At the first service area on the way to Auschwitz we could buy a Box at the Filling Station counter but the staff and everyone else were quite confused and unsure what to do. The process went as follows:
1. Hand over Passport. Details entered into computer. 
2. Hand over Registration Documents. Details entered into computer. 
3. The above documents were then scanned into the computer. 
4. The assistant then printed out two sets of documents. Each six pages long. 
5. Pay for the Via Toll Box with Credit or Debit card. 120 PLN (about £24). 
6. Sign for above on two separate receipts. 
7. Pay for minimum pre-load with plastic. Again 120 PLN (another £24). 
8. Sign for above on two separate receipts. 
9. Sign for Credit Card, just once. 
10. Assistant places the Via Toll Box on another box and does things with computer. 
11. Sign one of the 6-page documents in 5 places (three times on one of the pages). 
12. Sign the other 6-page document as above. Assistant keeps one copy. You keep the other. 
13. Assistant hands you the Box to place in windscreen area of motorhome. 
14. Leave the assistant looking confused after 50 minutes of bureaucracy. 
15. We now have the Box and three receipts plus one of the 6-page documents. All in Polish. 
On our way to Auschwitz we had to pay a "normal" toll at a "normal" toll booth. Why, when we have a ViaToll Box? On our way the Box never bleeped once and we never saw a gantry, yet the road is marked as one of the Via Toll roads on the internet. Is it working? Should we try to find a centre where we can report the problem? There is a button and the figures 2,3,4,X may light up. Is this good?

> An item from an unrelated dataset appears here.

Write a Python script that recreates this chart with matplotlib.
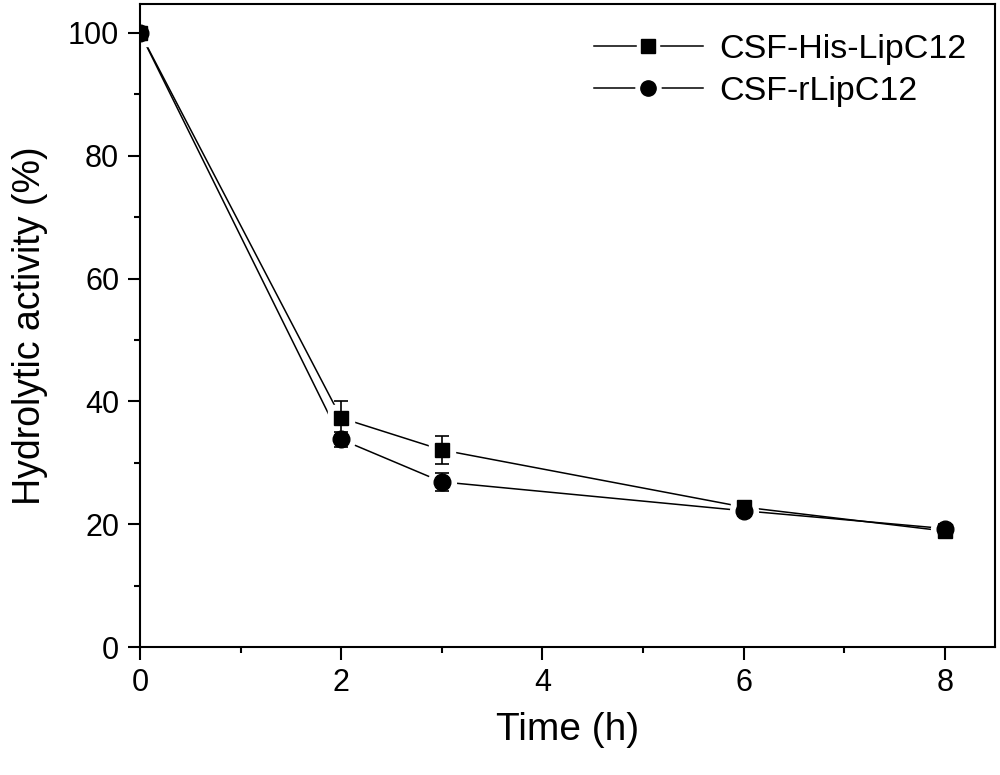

After a peaceful night at the Nazi Tunnels we headed for the German border near Dresden. Our route was very pleasant through the forests until we got to the motorway. Once again, no indication that this was a Via Toll road, even though it is indicated on the Polish website.

Take care at the border, as there is no Polish "side". So we went into the German "side" where there were lots of empty offices. Luckily a Ukrainian trucker spotted us carrying our box and directed us to the correct office. It is not clearly marked and the VIA part of the name is a white outline on a white wall. Once inside a bored looking lady wanted all the papers and the box. Ian had to sign two sheets of paper agreeing that we had NOT paid any tolls and we would get the money for that and the box returned to our bank accounts. We'll let you know about that.

So after all that faffing around and time wasting we actually spent nothing other than at toll booths. Well done ... and so they should be."


----------



## lalala (Aug 13, 2009)

Wow, that is some fine. We have travelled Polish roads many times before the toll system came in but this is very off-putting. The roads won't be getting any better either. Something similar happened to us in Austria when we made a change to our planned itinerary and we ended up on a motorway without having seen any warnings. We were fined by a gun carrying, shaven headed motorcycle policeman, who just happened to be able to phone for a police car with a credit card machine so the fine could be paid on the spot!
We are planning our next European trip at the moment, but it will not include Poland.
Lala


----------